Stacy Wanamaker: I just know how complete being married has made me, and I always feel so sad when I see girls your age, whose window to find that kind of happiness is so, so small.
Jackie: It is not that small.
Stacy Wanamaker: Honey, I've seen a lot of girls like you who wasted years on a guy who never came through, and before you know it, you're past your expiration date.
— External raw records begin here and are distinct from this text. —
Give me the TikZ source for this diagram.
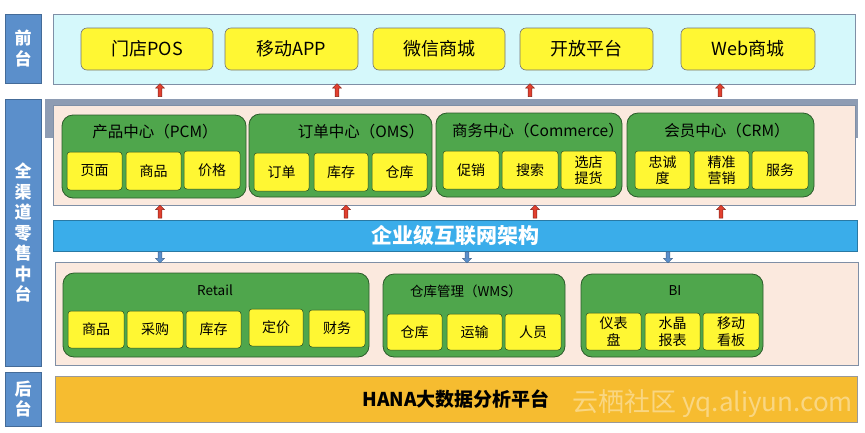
\documentclass[tikz,border=0pt]{standalone}
\usepackage{fontspec}
\setmainfont{Noto Sans CJK SC}
\usetikzlibrary{shapes.arrows}
\definecolor{lblue}{HTML}{5B8FCB}
\definecolor{cyanbg}{HTML}{D5F8FB}
\definecolor{ybox}{HTML}{FFF733}
\definecolor{gbox}{HTML}{4FA64C}
\definecolor{beige}{HTML}{FBE9DE}
\definecolor{grayband}{HTML}{8E9CB3}
\definecolor{bband}{HTML}{3AADEA}
\definecolor{orng}{HTML}{F6BC30}
\definecolor{redarr}{HTML}{E2402F}
\definecolor{edgec}{HTML}{7F8FA6}
\newcommand{\bx}[7]{\node[#6, minimum width={(#4-#2)*1pt}, minimum height={(#5-#3)*1pt}] (#1) at ({(#2+#4)/2},{(#3+#5)/2}) {#7};}
\tikzset{
  base/.style={inner sep=0pt, outer sep=0pt, draw, align=center},
  lbl/.style={base, fill=lblue, draw=lblue!75!black, text=white, line width=0.6pt, font=\fontsize{17}{20.5}\bfseries},
  panel/.style={base, draw=edgec, line width=0.8pt},
  ytop/.style={base, fill=ybox, draw=black!55, line width=0.6pt, rounded corners=6pt, font=\fontsize{18}{20}\selectfont},
  gr/.style={base, fill=gbox, draw=gbox!55!black, rounded corners=11pt, line width=0.8pt},
  gtitle/.style={inner sep=0pt, font=\fontsize{15.5}{18}\selectfont},
  gtitles/.style={inner sep=0pt, font=\fontsize{13.5}{16}\selectfont},
  ysub/.style={base, fill=ybox, draw=gbox!45!black, line width=0.5pt, rounded corners=3pt, font=\fontsize{14}{16.5}\selectfont},
  uparr/.style={single arrow, shape border rotate=90, draw=redarr!55!black, fill=redarr, line width=0.4pt,
    minimum height=13pt, minimum width=9pt, single arrow head extend=2.5pt, inner sep=1.5pt, single arrow tip angle=90},
  dnarr/.style={single arrow, shape border rotate=270, draw=lblue!70!black, fill=lblue, line width=0.4pt,
    minimum height=11pt, minimum width=9pt, single arrow head extend=2.5pt, inner sep=1.5pt, single arrow tip angle=90},
}
\begin{document}
\begin{tikzpicture}[x=1pt,y=-1pt]
\useasboundingbox[fill=white] (0,0) rectangle (865,432);
% left labels
\bx{lfront}{5}{14}{41}{83}{lbl}{前\\台}
\bx{lmid}{5}{99}{41}{366}{lbl}{全\\渠\\道\\零\\售\\中\\台}
\bx{lback}{5}{372}{41}{426}{lbl}{后\\台}
% top panel
\bx{toppanel}{53}{14}{855}{84}{panel, fill=cyanbg}{}
\bx{pos}{81}{28}{213}{70}{ytop}{门店POS}
\bx{app}{225}{28}{358}{70}{ytop}{移动APP}
\bx{wx}{373}{28}{505}{70}{ytop}{微信商城}
\bx{open}{520}{28}{653}{70}{ytop}{开放平台}
\bx{web}{681}{28}{815}{70}{ytop}{Web商城}
% gray band and upper beige panel
\bx{grayb}{45}{99}{858}{138}{base, fill=grayband, draw=none}{}
\bx{midpanel}{53}{105}{855}{205}{panel, fill=beige}{}
% green centers
\bx{pcm}{62}{115}{246}{198}{gr}{}
\node[gtitle] (pcmt) at (155,132) {产品中心（PCM）};
\bx{pcm1}{67}{152}{122}{190}{ysub}{页面}
\bx{pcm2}{126}{152}{181}{190}{ysub}{商品}
\bx{pcm3}{184}{151}{240}{189}{ysub}{价格}
\bx{oms}{249}{114}{432}{197}{gr}{}
\node[gtitle] (omst) at (361,132) {订单中心（OMS）};
\bx{oms1}{254}{153}{309}{191}{ysub}{订单}
\bx{oms2}{314}{153}{368}{191}{ysub}{库存}
\bx{oms3}{372}{153}{427}{191}{ysub}{仓库}
\bx{com}{436}{113}{622}{197}{gr}{}
\node[gtitle] (comt) at (538,131) {商务中心（Commerce）};
\bx{com1}{443}{151}{499}{189}{ysub}{促销}
\bx{com2}{502}{151}{558}{189}{ysub}{搜索}
\bx{com3}{561}{151}{616}{189}{ysub}{选店\\提货}
\bx{crm}{627}{113}{814}{197}{gr}{}
\node[gtitle] (crmt) at (727,131) {会员中心（CRM）};
\bx{crm1}{635}{151}{690}{189}{ysub}{忠诚\\度}
\bx{crm2}{694}{151}{749}{189}{ysub}{精准\\营销}
\bx{crm3}{752}{151}{808}{189}{ysub}{服务}
% blue band
\bx{arch}{53}{220}{857}{251}{base, fill=bband, draw=bband!70!black, line width=0.6pt, text=white, font=\fontsize{21}{24}\bfseries}{企业级互联网架构}
% lower beige panel
\bx{lowpanel}{55}{262}{858}{365}{panel, fill=beige}{}
\bx{retail}{63}{273}{369}{357}{gr}{}
\node[gtitles] (retailt) at (215,290) {Retail};
\bx{ret1}{68}{311}{124}{348}{ysub}{商品}
\bx{ret2}{127}{311}{183}{348}{ysub}{采购}
\bx{ret3}{186}{311}{241}{348}{ysub}{库存}
\bx{ret4}{249}{309}{303}{346}{ysub}{定价}
\bx{ret5}{309}{310}{365}{347}{ysub}{财务}
\bx{wms}{383}{274}{565}{357}{gr}{}
\node[gtitles] (wmst) at (466,291) {仓库管理（WMS）};
\bx{wms1}{387}{314}{442}{350}{ysub}{仓库}
\bx{wms2}{447}{314}{502}{350}{ysub}{运输}
\bx{wms3}{505}{314}{561}{350}{ysub}{人员}
\bx{bi}{581}{274}{763}{357}{gr}{}
\node[gtitles] (bit) at (675,291) {BI};
\bx{bi1}{586}{313}{641}{350}{ysub}{仪表\\盘}
\bx{bi2}{645}{313}{700}{350}{ysub}{水晶\\报表}
\bx{bi3}{703}{313}{759}{350}{ysub}{移动\\看板}
% bottom band
\bx{hana}{55}{376}{857}{422}{base, fill=orng, draw=black!40, line width=0.6pt, font=\fontsize{19}{22}\bfseries}{HANA大数据分析平台}
\node[inner sep=0pt, text=white, opacity=0.4, font=\fontsize{26}{28}\selectfont, anchor=east] (wm) at (853,404) {云栖社区 yq.aliyun.com};
% arrows
\foreach \x/\n in {160/a1,337/a2,530/a3,720/a4}{
  \node[uparr] (up\n) at (\x,91) {};
}
\foreach \x/\n in {160/b1,346/b2,535/b3,721/b4}{
  \node[uparr] (up\n) at (\x,212.5) {};
}
\foreach \x/\n in {160/c1,467/c2,668/c3}{
  \node[dnarr] (dn\n) at (\x,256.5) {};
}
\end{tikzpicture}
\end{document}
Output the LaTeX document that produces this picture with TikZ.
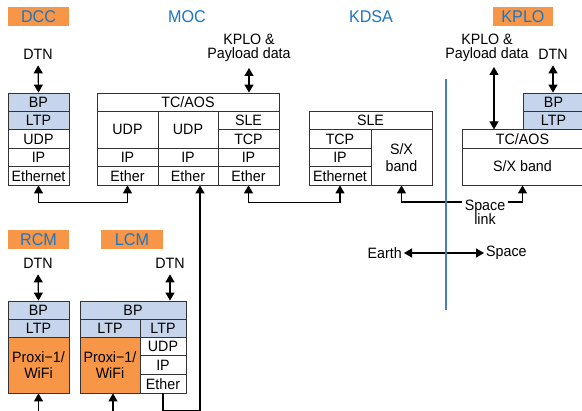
\documentclass[tikz,border=0pt]{standalone}
\usepackage{fontspec}
\setmainfont{Liberation Sans}[FakeStretch=0.95]
\usetikzlibrary{arrows.meta,calc}
\definecolor{orng}{HTML}{F79646}
\definecolor{lblue}{HTML}{C6D5EC}
\definecolor{tblue}{HTML}{1C75C4}
\definecolor{lineblue}{HTML}{4A7EBB}
\newcommand\bx[7]{%
  \pgfmathsetmacro\bxcx{(#3+#5)/2}%
  \pgfmathsetmacro\bxcy{(#4+#6)/2}%
  \pgfmathsetmacro\bxw{#5-#3}%
  \pgfmathsetmacro\bxh{#6-#4}%
  \node[#1, minimum width=\bxw pt, minimum height=\bxh pt] (#2) at (\bxcx,\bxcy) {#7};}
\begin{document}
\begin{tikzpicture}[x=1pt,y=-1pt,
  cell/.style={draw=black!80, line width=0.8pt, inner sep=0pt, font=\fontsize{15}{16.5}\selectfont, align=center},
  bluecell/.style={cell, fill=lblue},
  orcell/.style={cell, fill=orng},
  lbl/.style={font=\fontsize{15}{14}\selectfont, align=center, inner sep=1pt},
  title/.style={font=\fontsize{17}{18}\selectfont, text=tblue},
  tag/.style={title, fill=orng, minimum width=61pt, minimum height=19pt, inner sep=0pt},
  conn/.style={line width=1.2pt, {Triangle[length=8pt,width=9pt]}-{Triangle[length=8pt,width=9pt]}},
  conn1/.style={line width=1.2pt, -{Triangle[length=8pt,width=9pt]}},
]
\clip (0,0) rectangle (582,411);
\fill[white] (0,0) rectangle (582,411);

% titles
\node[tag] (dcc) at (38.5,16.5) {DCC};
\node[title] (moc) at (187,16.5) {MOC};
\node[title] (kdsa) at (371,16.5) {KDSA};
\node[tag, minimum width=60pt] (kplo) at (523,16.5) {KPLO};
\node[tag] (rcm) at (38.5,239.5) {RCM};
\node[tag, minimum width=62pt] (lcm) at (132,239.5) {LCM};

% DCC
\bx{bluecell}{dccbp}{8}{93}{69}{111.4}{BP}
\bx{bluecell}{dccltp}{8}{111.4}{69}{129.8}{LTP}
\bx{cell}{dccudp}{8}{129.8}{69}{148.2}{UDP}
\bx{cell}{dccip}{8}{148.2}{69}{166.6}{IP}
\bx{cell}{dcceth}{8}{166.6}{69}{185}{Ethernet}

% MOC
\bx{cell}{moctc}{97}{93}{279}{111.4}{TC/AOS}
\bx{cell}{mocudpa}{97}{111.4}{158}{148.2}{UDP}
\bx{cell}{mocudpb}{158}{111.4}{218}{148.2}{UDP}
\bx{cell}{mocsle}{218}{111.4}{279}{129.8}{SLE}
\bx{cell}{moctcp}{218}{129.8}{279}{148.2}{TCP}
\bx{cell}{mocipa}{97}{148.2}{158}{166.6}{IP}
\bx{cell}{mocipb}{158}{148.2}{218}{166.6}{IP}
\bx{cell}{mocipc}{218}{148.2}{279}{166.6}{IP}
\bx{cell}{mocetha}{97}{166.6}{158}{185}{Ether}
\bx{cell}{mocethb}{158}{166.6}{218}{185}{Ether}
\bx{cell}{mocethc}{218}{166.6}{279}{185}{Ether}

% KDSA
\bx{cell}{kdsasle}{309}{111.4}{432}{129.8}{SLE}
\bx{cell}{kdsatcp}{309}{129.8}{371}{148.2}{TCP}
\bx{cell}{kdsaip}{309}{148.2}{371}{166.6}{IP}
\bx{cell}{kdsaeth}{309}{166.6}{371}{185}{Ethernet}
\bx{cell}{kdsasx}{371}{129.8}{432}{185}{S/X\\band}

% KPLO
\bx{bluecell}{kplobp}{523}{93}{584}{111.4}{BP}
\bx{bluecell}{kploltp}{523}{111.4}{584}{129.8}{LTP}
\bx{cell}{kplotc}{462}{129.8}{583}{148.2}{TC/AOS}
\bx{cell}{kplosx}{462}{148.2}{583}{185}{S/X band}

% RCM
\bx{bluecell}{rcmbp}{8}{301}{69}{319}{BP}
\bx{bluecell}{rcmltp}{8}{319}{69}{337}{LTP}
\bx{orcell}{rcmpx}{8}{337}{69}{393}{Proxi−1/\\WiFi}

% LCM
\bx{bluecell}{lcmbp}{80}{301}{186}{319}{BP}
\bx{bluecell}{lcmltpa}{80}{319}{140}{337}{LTP}
\bx{bluecell}{lcmltpb}{140}{319}{186}{337}{LTP}
\bx{orcell}{lcmpx}{80}{337}{140}{393}{Proxi−1/\\WiFi}
\bx{cell}{lcmudp}{140}{337}{186}{355.7}{UDP}
\bx{cell}{lcmip}{140}{355.7}{186}{374.3}{IP}
\bx{cell}{lcmeth}{140}{374.3}{186}{393}{Ether}

% labels
\node[lbl] (dccdtn) at (38,54) {DTN};
\node[lbl] (mocpl) at (249,48) {KPLO \&\\Payload data};
\node[lbl] (kplopl) at (487,48) {KPLO \&\\Payload data};
\node[lbl] (kplodtn) at (553,54) {DTN};
\node[lbl] (rcmdtn) at (38,263) {DTN};
\node[lbl] (lcmdtn) at (170,263) {DTN};
\node[lbl] (spacelink) at (485,212) {Space\\link};
\node[lbl, anchor=east] (earth) at (403,253) {Earth};
\node[lbl, anchor=west] (space) at (485,253) {Space};

% vertical arrows from labels
\draw[conn, shorten <=5pt] (dccdtn.south) -- (dccbp.north);
\draw[conn, shorten <=5pt] (mocpl.south) -- (mocpl.south |- moctc.north);
\coordinate (kploplarr) at (494,67);
\draw[conn] (kploplarr) -- (kploplarr |- kplotc.north);
\draw[conn, shorten <=5pt] (kplodtn.south) -- (kplodtn.south |- kplobp.north);
\draw[conn, shorten <=5pt] (rcmdtn.south) -- (rcmbp.north);
\draw[conn, shorten <=5pt] (lcmdtn.south) -- (lcmdtn.south |- lcmbp.north);

% links
\draw[conn] (dcceth.south) -- ++(0,17) -| (mocetha.south);
\draw[conn] (mocethc.south) -- ++(0,17) -| (kdsaeth.south);
\coordinate (slL) at (462,202);
\coordinate (slR) at (508,202);
\draw[conn1] (slL) -| (kdsasx.south);
\draw[conn1] (slR) -| (kplosx.south);
\draw[conn1] (lcmeth.south) -- ++(0,17.5) -| ([xshift=12pt]mocethb.south);
\coordinate (rcmin) at (38.5,415);
\draw[conn1] (rcmin) -- (rcmpx.south);
\coordinate (lcmin) at (113,415);
\draw[conn1] (lcmin) -- (lcmin |- lcmpx.south);
\draw[conn, shorten <=1pt, shorten >=1pt] (earth.east) -- (space.west);

% divider
\coordinate (divtop) at (446,79);
\coordinate (divbot) at (446,310);
\draw[lineblue, line width=2pt] (divtop) -- (divbot);
\end{tikzpicture}
\end{document}
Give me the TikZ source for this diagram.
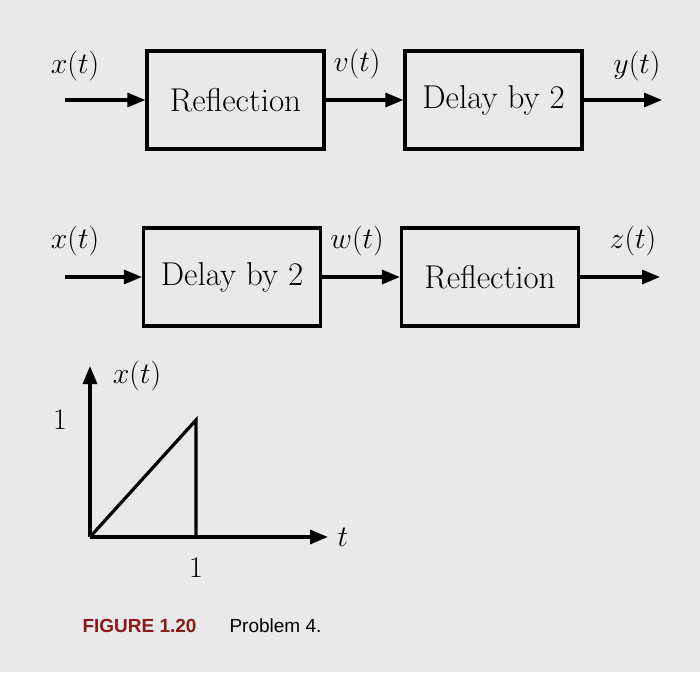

Jackie: Well, that is not gonna happen to me because... I'm still getting married. Yeah, see, I canceled the other wedding 'cause I traded in... up. Him.
Fez: Who?
Jackie: You.
Fez: What?
Jackie: Yes. Uh, this is Eduardo, and he's, um... A prince. He's the prince of Mexico.

Quote from Kelso

Angie: Well, thanks for dinner.
Kelso: Thanks for dessert.
Angie: Thanks for breakfast.
Kelso: Thanks for dessert. [they kiss]
Hyde: Congratulations, Angie. You just got four different kinds of herpes.
Kelso: Hey, Hyde, I just learned something very important. You know that saying, "It's like kissing your sister"? Well, it's totally wrong 'cause kissing your sister is great.